White House: Biden told commanders to 'stop at nothing' to go after ISIS
President Biden has told his top generals that they should “stop at nothing” to make Afghanistan’s ISIS affiliate pay for the 13 U.S. service members’ deaths in Kabul last week, White House press secretary Jen Psaki said Monday.
“I can tell you that the president has made clear to his commanders that they should stop at nothing to make ISIS pay for the deaths of those American service members at the Kabul airport,” Psaki said when asked if Biden personally gave the Pentagon permission for a Sunday drone strike on an explosives-laden vehicle.

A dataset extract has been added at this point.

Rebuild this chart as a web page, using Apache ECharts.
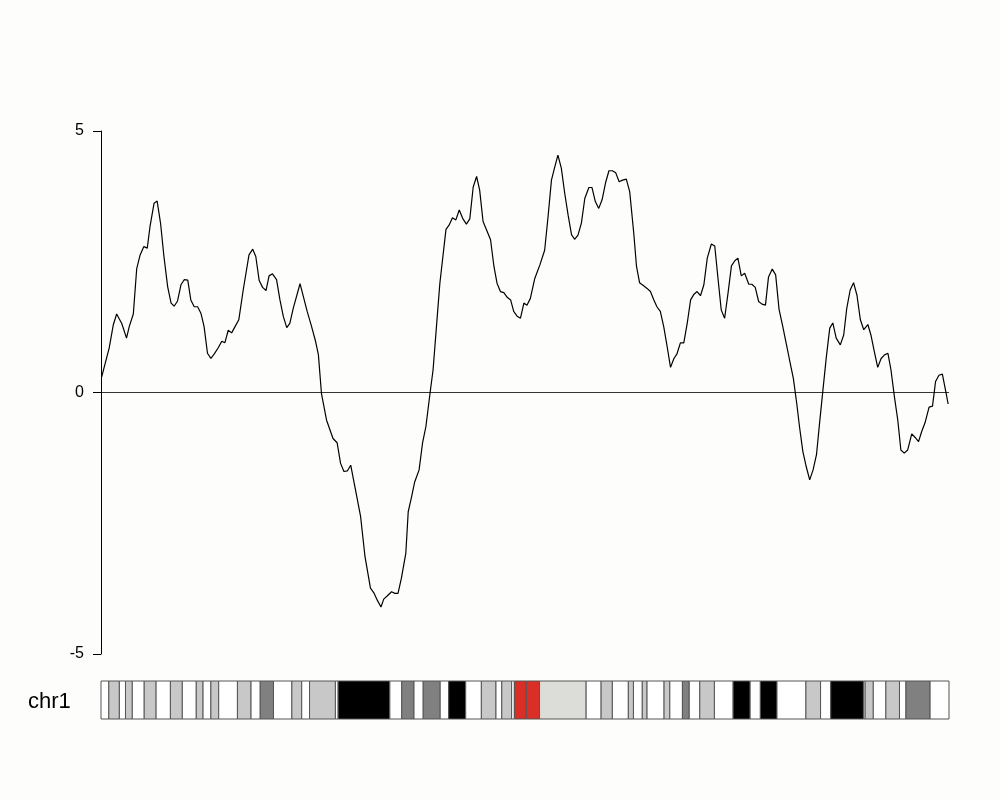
<!DOCTYPE html>
<html>
<head>
<meta charset="utf-8">
<script src="https://cdn.jsdelivr.net/npm/echarts@6/dist/echarts.min.js"></script>
<style>
html,body{margin:0;padding:0;background:#fdfdfb;}
#chart{width:1000px;height:800px;}
</style>
</head>
<body>
<div id="chart"></div>
<script>
// Genomic position (Mb) of each point on chr1
const positions = [0.2,2.4,3.6,4.6,6.1,7.5,8.3,9.5,10.5,11.5,12.6,13.6,14.4,15.6,16.5,17.5,18.5,19.6,20.6,21.5,
22.5,23.5,24.5,25.5,26.4,27.4,28.4,29.4,30.3,31.3,32.3,33.3,34.5,35.5,36.4,37.4,38.4,39.4,40.5,41.8,
43.5,44.6,45.5,46.5,47.5,48.5,49.4,50.4,51.6,52.6,53.6,54.6,55.5,56.5,58.5,60.6,61.9,63.1,63.9,64.8,
66.3,68.2,69.4,70.4,71.4,72.4,73.4,76.3,77.6,79.2,80.2,81.2,82.3,83.1,84.1,85.4,86.4,87.3,88.3,89.6,
90.3,91.3,92.2,93.5,94.5,95.5,96.7,97.6,98.6,99.6,101.4,102.3,103.3,104.3,105.3,106.3,107.4,108.4,109.4,110.4,
111.3,112.3,113.3,114.5,115.5,116.4,117.4,118.4,119.4,120.4,121.3,122.3,123.3,124.3,125.2,126.2,127.5,129.0,130.4,131.4,
132.4,133.4,134.3,135.3,136.3,137.3,138.3,139.2,140.2,141.2,142.2,143.4,144.3,145.3,146.3,147.3,148.3,149.3,150.3,151.3,
152.3,153.3,154.4,155.4,156.6,157.4,158.3,159.5,160.5,161.5,162.5,163.4,164.4,165.4,166.4,167.4,168.4,169.3,170.3,171.3,
172.3,173.3,174.3,175.2,176.2,177.2,178.2,179.4,180.4,181.4,182.3,183.3,184.3,185.3,186.3,187.2,188.2,189.2,190.4,191.3,
192.3,193.3,194.3,195.3,196.2,197.3,198.3,199.3,200.4,201.4,202.3,203.5,204.5,205.3,206.3,207.3,208.3,209.3,210.3,211.2,
212.2,213.2,214.2,215.1,216.1,217.3,218.3,219.2,220.2,221.2,222.2,223.2,224.2,225.4,226.3,227.3,228.3,229.3,230.3,231.3,
232.2,233.2,234.2,235.1,236.1,237.1,238.3,239.3,240.3,241.2,242.2,243.4,244.4,245.3,246.3,247.3,248.3,249.0];
// Log-ratio value at each position
const values = [0.30,0.85,1.29,1.50,1.32,1.04,1.26,1.50,2.37,2.63,2.79,2.76,3.17,3.62,3.66,3.24,2.60,2.02,1.71,1.65,
1.75,2.06,2.16,2.15,1.77,1.64,1.64,1.51,1.26,0.75,0.65,0.74,0.86,0.98,0.95,1.19,1.14,1.26,1.39,1.96,
2.63,2.74,2.60,2.14,2.01,1.95,2.23,2.27,2.16,1.77,1.45,1.24,1.32,1.61,2.08,1.55,1.26,0.97,0.72,-0.02,
-0.53,-0.88,-0.96,-1.35,-1.51,-1.50,-1.39,-2.37,-3.14,-3.74,-3.83,-3.97,-4.10,-3.95,-3.89,-3.81,-3.84,-3.84,-3.55,-3.07,
-2.28,-1.99,-1.71,-1.48,-0.97,-0.65,-0.02,0.43,1.26,2.09,3.12,3.20,3.34,3.30,3.49,3.33,3.22,3.32,3.93,4.13,
3.87,3.27,3.11,2.92,2.41,2.09,1.93,1.91,1.82,1.77,1.55,1.46,1.42,1.71,1.67,1.80,2.18,2.44,2.72,3.36,
4.06,4.32,4.54,4.29,3.81,3.39,3.02,2.93,3.01,3.24,3.71,3.92,3.92,3.65,3.52,3.69,4.01,4.24,4.24,4.20,
4.03,4.06,4.08,3.84,3.04,2.41,2.10,2.04,1.99,1.93,1.77,1.64,1.55,1.26,0.88,0.48,0.65,0.74,0.95,0.95,
1.32,1.77,1.88,1.93,1.85,2.06,2.57,2.84,2.80,2.15,1.58,1.42,1.90,2.42,2.52,2.57,2.23,2.28,2.07,2.07,
2.01,1.74,1.69,1.67,2.21,2.36,2.25,1.59,1.26,0.94,0.65,0.27,-0.21,-0.65,-1.13,-1.42,-1.67,-1.48,-1.19,-0.59,
0.05,0.68,1.23,1.33,1.04,0.91,1.10,1.61,1.96,2.10,1.86,1.39,1.20,1.30,1.10,0.78,0.48,0.65,0.72,0.75,
0.43,-0.08,-0.53,-1.10,-1.16,-1.10,-0.79,-0.86,-0.94,-0.75,-0.58,-0.28,-0.26,0.21,0.33,0.35,0.02,-0.22];

// Y-axis tick labels
const yTicks = [-5, 0, 5];

// Cytogenetic bands of chr1 (Mb)
const bandStarts = [0,2.3,5.4,7.2,9.2,12.7,16.2,20.4,23.9,28.0,30.0,32.3,34.6,40.1,44.1,46.8,50.7,56.1,59.0,61.3,68.9,69.7,84.9,88.4,92.0,94.7,99.7,102.2,107.2,111.8,116.1,117.8,120.7,121.5,125.0,128.9,142.6,147.0,150.3,155.0,156.5,159.1,160.5,165.5,167.2,170.9,172.9,176.0,180.3,185.8,190.8,193.8,198.7,207.2,211.5,214.5,224.1,224.6,227.0,230.7,234.7,236.6,243.7];
const bandEnds = [2.3,5.4,7.2,9.2,12.7,16.2,20.4,23.9,28.0,30.0,32.3,34.6,40.1,44.1,46.8,50.7,56.1,59.0,61.3,68.9,69.7,84.9,88.4,92.0,94.7,99.7,102.2,107.2,111.8,116.1,117.8,120.7,121.5,125.0,128.9,142.6,147.0,150.3,155.0,156.5,159.1,160.5,165.5,167.2,170.9,172.9,176.0,180.3,185.8,190.8,193.8,198.7,207.2,211.5,214.5,224.1,224.6,227.0,230.7,234.7,236.6,243.7,249.25];
const bandStains = ['gneg','gpos25','gneg','gpos25','gneg','gpos50','gneg','gpos25','gneg','gpos25','gneg','gpos25','gneg','gpos25','gneg','gpos75','gneg','gpos50','gneg','gpos50','gneg','gpos100','gneg','gpos75','gneg','gpos75','gneg','gpos100','gneg','gpos50','gneg','gpos50','gneg','acen','acen','gvar','gneg','gpos50','gneg','gpos50','gneg','gpos50','gneg','gpos50','gneg','gpos75','gneg','gpos50','gneg','gpos100','gneg','gpos100','gneg','gpos25','gneg','gpos100','gneg','gpos25','gneg','gpos50','gneg','gpos75','gneg'];
const chromName = 'chr1';
const chromLength = 249.25;

const stainColors = {gneg:'#ffffff', gpos25:'#c8c8c8', gpos50:'#c8c8c8', gpos75:'#808080', gpos100:'#000000', acen:'#d92f27', gvar:'#dcdcd8'};

const lineData = positions.map((p, i) => [p, values[i]]);
const bandData = bandStarts.map((s, i) => ({value: [s, bandEnds[i]], itemStyle: {color: stainColors[bandStains[i]]}}));

const chart = echarts.init(document.getElementById('chart'));
chart.setOption({
  backgroundColor: '#fdfdfb',
  animation: false,
  textStyle: {fontFamily: 'Liberation Sans, Arial, sans-serif'},
  grid: [
    {left: 101, top: 131, width: 848, height: 523},
    {left: 101, top: 681, width: 848, height: 38}
  ],
  xAxis: [
    {type: 'value', gridIndex: 0, min: 0, max: chromLength, show: false},
    {type: 'value', gridIndex: 1, min: 0, max: chromLength, show: false}
  ],
  yAxis: [
    {type: 'value', gridIndex: 0, min: yTicks[0], max: yTicks[yTicks.length - 1], interval: 5,
     axisLine: {show: true, lineStyle: {color: '#000', width: 1}},
     axisTick: {show: true, length: 8, lineStyle: {color: '#000', width: 1}},
     axisLabel: {color: '#000', fontSize: 16, margin: 17, fontFamily: 'Liberation Sans, Arial, sans-serif'},
     splitLine: {show: false}},
    {type: 'value', gridIndex: 1, min: 0, max: 1, show: false}
  ],
  graphic: [
    {type: 'text', left: 28, top: 691, style: {text: chromName, fontSize: 22, fill: '#000', fontFamily: 'Liberation Sans, Arial, sans-serif'}}
  ],
  series: [
    {
      type: 'line', xAxisIndex: 0, yAxisIndex: 0, data: lineData,
      showSymbol: false, symbol: 'none',
      lineStyle: {color: '#000', width: 1.2},
      markLine: {
        silent: true, symbol: 'none', label: {show: false},
        lineStyle: {color: '#000', width: 0.8, type: 'solid'},
        data: [{yAxis: 0}]
      }
    },
    {
      type: 'custom', xAxisIndex: 1, yAxisIndex: 1, data: bandData,
      renderItem: function (params, api) {
        const a = api.coord([api.value(0), 1]);
        const b = api.coord([api.value(1), 0]);
        return {
          type: 'rect',
          shape: {x: a[0], y: a[1], width: b[0] - a[0], height: b[1] - a[1]},
          style: {fill: api.visual('color'), stroke: '#555', lineWidth: 1}
        };
      }
    }
  ]
});
</script>
</body>
</html>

U.S. Central Command carried out the airstrike on the vehicle, which was traveling through a residential neighborhood in Kabul carrying “an imminent ISIS-K threat” to the Hamid Karzai International Airport, according to the Defense Department.
The strike follows a suicide bombing carried out by so-called ISIS-K, a branch of ISIS that operates in South Asia and Central Asia, near the airport Thursday that killed 13 U.S. service members and dozens of Afghans.
“They have the authorities necessary, it is self-defense,” Psaki continued. “Obviously, these are ISIS terrorists who killed U.S. service members, and the president is regularly briefed, but he has directed them to go after and to kill these ISIS terrorists who have taken the lives of the men and women serving our country.”
But the military action was not without civilian casualties, with 10 members of one family, including two children younger than 3 years old, killed in the strike, CNN reported.
U.S. military officials earlier Monday acknowledged reports of civilian casualties as the result of the drone strike.
As the deadline to end U.S. military presence in Afghanistan approaches its final hours, Psaki said Americans can “expect to hear from the president in the coming days.”
She would not specifically say whether Biden would speak Tuesday, the day all American troops are expected to leave.
She also declined to say precisely when the remaining U.S. troops will depart Afghanistan.